In a real self-defense situation, time is compressed.
You do not get the luxury of stopping, thinking through a perfect plan, and then executing one neat technique at a time. Violence is fast, chaotic, emotional, and ugly. If you are forced to act, every movement has to matter.
That is where the Iron Rule of 3 becomes such a useful framework.
The idea is simple: in a self-defense scenario, every action you take should accomplish three things at the same time.
Secure your perimeter.
Disrupt the attack.
Set up your next move.
Not one of those things. All three.
The first objective is to secure your perimeter. This means protecting your space, your structure, and your boundaries. If someone is trying to crash into you, grab you, strike you, or overwhelm you, your movement should help protect the line between you and the threat.
This could mean moving your body off the line of attack, creating distance, putting your hands or shillelagh between you and the attacker, protecting your head, or preventing the attacker from getting to your back, your weapon, or someone you are responsible for protecting.
Your perimeter is not just personal space. It is your survival space.
The second objective is to disrupt the attack. It is not enough to simply cover up and hope the attack ends. You need to interrupt the attacker’s ability to continue harming you.
That disruption may come from striking, checking, blocking, angling, off-balancing, jamming their movement, controlling their weapon arm, creating pain, damaging their structure, or forcing them to reset mentally and physically.
This ties directly into the O.O.D.A. Loop. If the attacker is observing, orienting, deciding, and acting, your job is to interrupt that cycle. Make them deal with a new problem. Make them reorient.
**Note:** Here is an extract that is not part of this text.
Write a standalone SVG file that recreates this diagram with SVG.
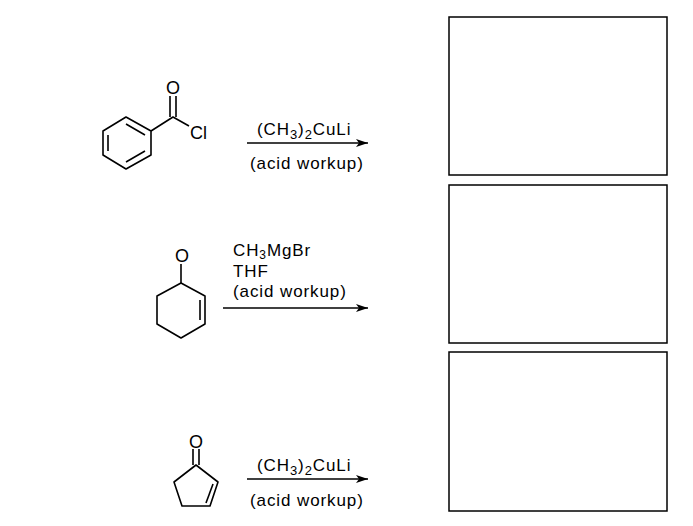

Make them lose timing, balance, confidence, or access.
In other words, do not just survive their action. Break their ability to keep acting.
The third objective is to set up your next move.
This is where many people get stuck. They think of self-defense as a single technique: block the punch, throw the strike, make the escape. But real encounters unfold in motion. One action leads to the next. Your first move should put you in a better position for whatever happens afterward.
Can you escape? Can you create distance? Can you move toward safety? Can you access your shillelagh? Can you protect a loved one? Can you control the attacker long enough to get away? Can you improve your angle while making their angle worse?
A good defensive action should not leave you standing still, squared up, and waiting to see what happens next. It should move you toward advantage.
In Combat Shillelagh training, this principle is especially important. The shillelagh gives us reach, leverage, structure, and impact, but the tool is only as useful as the movement and decision-making behind it. A strike should not just be a strike. It should protect your space, interrupt the threat, and position you for the next necessary action.
That is the power of the Iron Rule of 3.
It forces you to stop thinking in isolated techniques and start thinking in tactical movement. Every step, angle, strike, check, block, or escape should do more than one job.
Secure your perimeter.
Disrupt the attack.
Set up your next move.
When you train this way, your movements become more efficient. Your decisions become cleaner. Your actions become harder for the attacker to read and easier for you to build upon.
The goal is not to trade blows.
The goal is to protect yourself, break the attack, and create a path to safety.
One move. Three purposes. All at once.